Theme of respect as activist Sinéad turns up on test
Junior Cert English
Writer and activist Sinéad Burke was thrilled to turn up on a Junior Cycle ordinary level English paper, in the form of an extract from her TED Talks about the challenges of navigating the world as a little person.
She tweeted that while "@TedTalks has brought me an incredible number of opportunities", yesterday's appearance "is not something I could have ever imagined".
The overall theme of the paper was respect and teachers agreed that it was a "nice" paper. However, Teachers Union of Ireland (TUI) subject representative Liz Farrell thought the question where candidates were asked to write the opening paragraph for a story entitled 'Show me some respect', was challenging.
Meanwhile, in the third year of the new-style English exams, higher level students have not yet been asked a question on film, although it is compulsory to study it.
That was noted by Kate Barry a teacher at Loreto Secondary School, Fermoy Co Cork, who said that otherwise students were happy that all the other elements of the syllabus were examined on the paper, which had the theme 'viewpoints'.
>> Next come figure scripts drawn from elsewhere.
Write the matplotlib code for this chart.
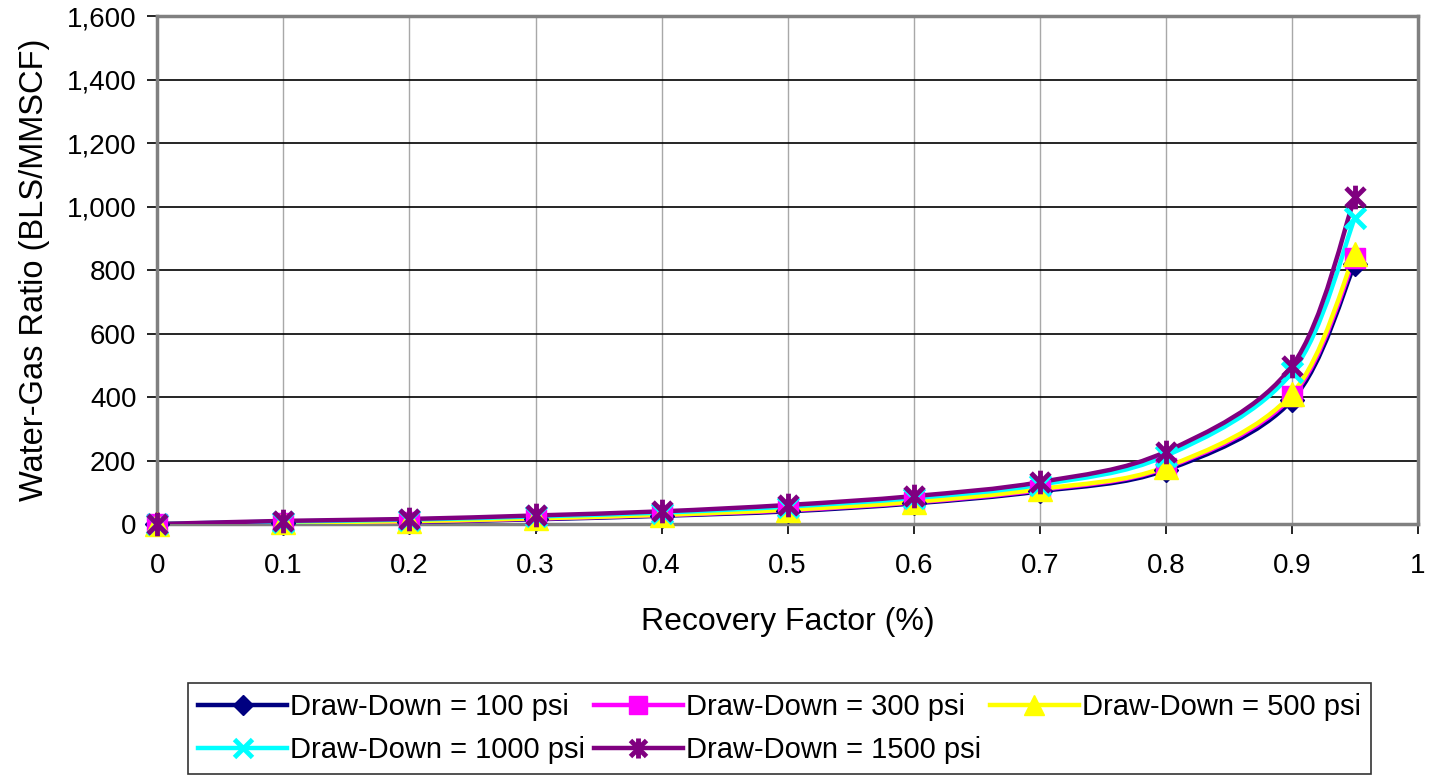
import matplotlib
matplotlib.use("Agg")
import matplotlib.pyplot as plt
import numpy as np
from matplotlib.path import Path
from matplotlib.patches import PathPatch
from matplotlib.lines import Line2D
from matplotlib.ticker import FuncFormatter, MultipleLocator

plt.rcParams['font.family'] = ['Liberation Sans', 'DejaVu Sans']

# ---- data ----
recovery = [0, 0.1, 0.2, 0.3, 0.4, 0.5, 0.6, 0.7, 0.8, 0.9, 0.95]
wgr_100 = [0, 3, 7, 15, 26, 40, 65, 103, 170, 390, 820]
wgr_300 = [0, 4, 8, 17, 28, 43, 68, 107, 177, 402, 838]
wgr_500 = [0, 5, 9, 18, 29, 45, 70, 110, 180, 410, 852]
wgr_1000 = [0, 8, 14, 24, 36, 55, 82, 124, 215, 478, 965]
wgr_1500 = [0, 10, 16, 27, 40, 60, 88, 132, 228, 498, 1030]
labels = ["Draw-Down = 100 psi", "Draw-Down = 300 psi", "Draw-Down = 500 psi",
          "Draw-Down = 1000 psi", "Draw-Down = 1500 psi"]
series = [wgr_100, wgr_300, wgr_500, wgr_1000, wgr_1500]
colors = ["#000080", "#FF00FF", "#FFFF00", "#00FFFF", "#800080"]

# Excel-like star marker (X plus vertical bar)
star = Path([(-1, -1), (1, 1), (-1, 1), (1, -1), (0, -1.25), (0, 1.25)],
            [Path.MOVETO, Path.LINETO, Path.MOVETO, Path.LINETO, Path.MOVETO, Path.LINETO])
markers = ["D", "s", "^", "x", star]
msizes = [12, 15, 17, 15, 17]
mews = [1, 1, 1, 3.5, 3.5]


def smooth_path(xs, ys):
    pts = np.column_stack([xs, ys]).astype(float)
    n = len(pts)
    verts = [pts[0]]
    codes = [Path.MOVETO]
    for i in range(n - 1):
        p0 = pts[i - 1] if i > 0 else pts[i]
        p1 = pts[i]
        p2 = pts[i + 1]
        p3 = pts[i + 2] if i + 2 < n else pts[i + 1]
        c1 = p1 + (p2 - p0) / 6.0
        c2 = p2 - (p3 - p1) / 6.0
        verts += [c1, c2, p2]
        codes += [Path.CURVE4] * 3
    return Path(verts, codes)


fig = plt.figure(figsize=(14.3, 7.81), dpi=100)
ax = fig.add_axes([0.110, 0.329, 0.8816, 0.6505])

handles = []
for ys, c, m, ms, mew, lab in zip(series, colors, markers, msizes, mews, labels):
    patch = PathPatch(smooth_path(recovery, ys), facecolor='none', edgecolor=c,
                      lw=3.2, zorder=3, capstyle='round', joinstyle='round')
    ax.add_patch(patch)
    ax.plot(recovery, ys, linestyle='none', marker=m, markersize=ms,
            markerfacecolor=c, markeredgecolor=c, markeredgewidth=mew, zorder=4,
            clip_on=False)
    handles.append(Line2D([], [], color=c, lw=3.2, marker=m, markersize=ms * 0.85,
                          markerfacecolor=c, markeredgecolor=c, markeredgewidth=mew))

ax.set_xlim(0, 1)
ax.set_ylim(0, 1600)
ax.xaxis.set_major_locator(MultipleLocator(0.1))
ax.yaxis.set_major_locator(MultipleLocator(200))
ax.xaxis.set_major_formatter(FuncFormatter(lambda v, p: f"{v:.1f}".rstrip('0').rstrip('.') if v not in (0, 1) else f"{int(round(v))}"))
ax.yaxis.set_major_formatter(FuncFormatter(lambda v, p: f"{int(v):,}"))

ax.grid(axis='y', color='black', lw=1.2, zorder=1)
ax.grid(axis='x', color='#a8a8a8', lw=1.0, zorder=1)
ax.set_axisbelow(True)

for s in ax.spines.values():
    s.set_color('#808080')
    s.set_linewidth(2.5)

ax.tick_params(axis='both', direction='out', length=7, width=1.2, color='black',
               labelsize=20, labelcolor='black')
ax.tick_params(axis='x', pad=14)
ax.tick_params(axis='y', pad=8)

ax.set_xlabel("Recovery Factor (%)", fontsize=23, labelpad=20)
ax.set_ylabel("Water-Gas Ratio (BLS/MMSCF)", fontsize=23.5, labelpad=12)

# row-wise legend order (matplotlib fills columns first)
order = [0, 3, 1, 4, 2]
leg = fig.legend([handles[i] for i in order], [labels[i] for i in order], ncol=3,
                 loc='upper left', bbox_to_anchor=(0.1315, 0.1255), fontsize=21,
                 frameon=True, fancybox=False, edgecolor='black',
                 handlelength=3.05, handletextpad=0.1, columnspacing=0.3,
                 borderpad=0.35, labelspacing=0.5, borderaxespad=0)
leg.get_frame().set_linewidth(1.2)

fig.savefig("out.png", dpi=100)
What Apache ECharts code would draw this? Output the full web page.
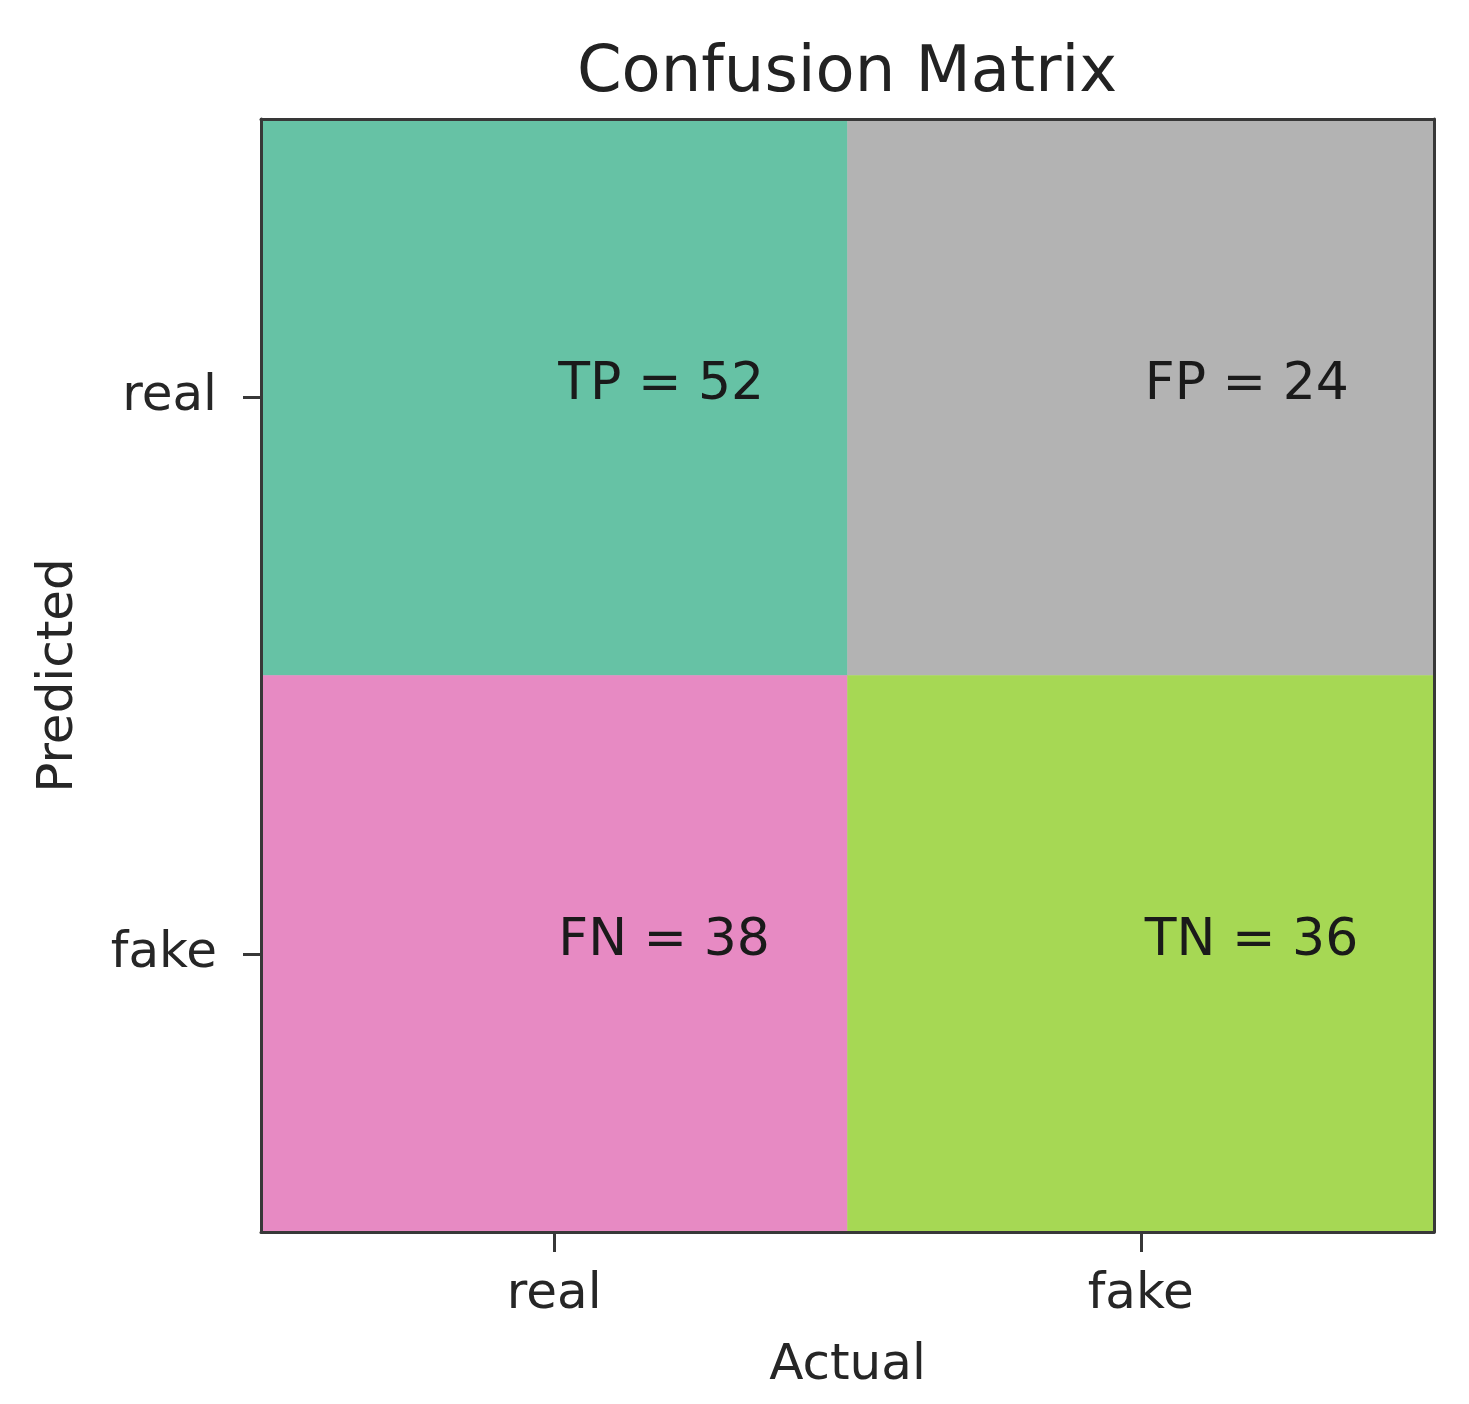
<!DOCTYPE html>
<html>
<head>
<meta charset="utf-8">
<title>Confusion Matrix</title>
<script src="https://cdn.jsdelivr.net/npm/echarts@6/dist/echarts.min.js"></script>
<style>
  html, body { margin: 0; padding: 0; background: #fff; }
  #main { width: 1469px; height: 1404px; }
</style>
</head>
<body>
<div id="main"></div>
<script>
  // axis categories
  var actualLabels = ['real', 'fake'];
  var predictedLabels = ['real', 'fake'];
  // cell names and counts, row = predicted, col = actual
  var cellNames = [['TP', 'FP'], ['FN', 'TN']];
  var counts = [[52, 24], [38, 36]];
  var cellColors = [['#66c2a5', '#b3b3b3'], ['#e78ac3', '#a6d854']];

  var font = 'DejaVu Sans';
  var textColor = '#262626';
  var lineColor = '#383838';

  var data = [];
  counts.forEach(function (row, i) {
    row.forEach(function (v, j) {
      data.push({
        value: [j, i, v],
        name: cellNames[i][j],
        itemStyle: { color: cellColors[i][j] }
      });
    });
  });

  var myChart = echarts.init(document.getElementById('main'));

  var option = {
    animation: false,
    title: {
      text: 'Confusion Matrix',
      left: 842,
      top: 37,
      textAlign: 'center',
      textStyle: { fontFamily: font, fontSize: 64, fontWeight: 'normal', color: '#222' }
    },
    grid: {
      left: 261,
      top: 119,
      right: 35,
      bottom: 172
    },
    xAxis: [{
      type: 'category',
      data: actualLabels,
      position: 'bottom',
      z: 5,
      name: 'Actual',
      nameLocation: 'middle',
      nameGap: 109,
      nameTextStyle: { fontFamily: font, fontSize: 50, color: textColor },
      axisLine: { show: true, lineStyle: { color: lineColor, width: 3 } },
      axisTick: { show: true, alignWithLabel: true, length: 20, lineStyle: { color: lineColor, width: 3 } },
      axisLabel: { fontFamily: font, fontSize: 50, color: textColor, margin: 38 },
      splitLine: { show: false }
    }, {
      type: 'category',
      data: actualLabels,
      position: 'top',
      z: 5,
      axisLine: { show: true, lineStyle: { color: lineColor, width: 3 } },
      axisTick: { show: false },
      axisLabel: { show: false },
      splitLine: { show: false }
    }],
    yAxis: [{
      type: 'category',
      data: predictedLabels,
      inverse: true,
      position: 'left',
      z: 5,
      name: 'Predicted',
      nameLocation: 'middle',
      nameGap: 177,
      nameTextStyle: { fontFamily: font, fontSize: 50, color: textColor },
      axisLine: { show: true, lineStyle: { color: lineColor, width: 3 } },
      axisTick: { show: true, alignWithLabel: true, length: 18, lineStyle: { color: lineColor, width: 3 } },
      axisLabel: { fontFamily: font, fontSize: 50, color: textColor, margin: 44 },
      splitLine: { show: false }
    }, {
      type: 'category',
      data: predictedLabels,
      inverse: true,
      position: 'right',
      z: 5,
      axisLine: { show: true, lineStyle: { color: lineColor, width: 3 } },
      axisTick: { show: false },
      axisLabel: { show: false },
      splitLine: { show: false }
    }],
    series: [{
      type: 'heatmap',
      xAxisIndex: 0,
      yAxisIndex: 0,
      data: data,
      label: {
        show: true,
        position: ['50%', '50%'],
        align: 'left',
        verticalAlign: 'middle',
        offset: [4, -12],
        fontFamily: font,
        fontSize: 52,
        color: '#1a1a1a',
        formatter: function (p) {
          return p.name + ' = ' + p.value[2];
        }
      },
      emphasis: { disabled: true }
    }]
  };
  myChart.setOption(option);
</script>
</body>
</html>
Ms Barry, a subject representative for the Association of Secondary Teachers Ireland (ASTI), thought the drama question was "better than last year in that they could use any play", but "they would have to have good knowledge of their play".
She said the novel question was one "they would have been able to answer no matter what novel they had studied and what level of engagement".
However, she would have expected the unseen texts to be "a bit more rigorous. There was not much difference between higher and ordinary level. It should be more challenging; it would allow them get their teeth into it a bit."
While Ms Farrell thought the higher level paper "difficult and challenging", she felt students should have been well prepared for it. She said candidates were happy that poetry, a novel and Shakespeare came up,
However, she regarded some of the language as "quite challenging" and referred to some of the terminology in the question on Nobel Prize winners. One word she queried was citation, although it was explained, she said.
Ms Farrell, a teacher at Coláiste Eoin, Hacketstown, Co Carlow, said the paper was much less visual than previous years.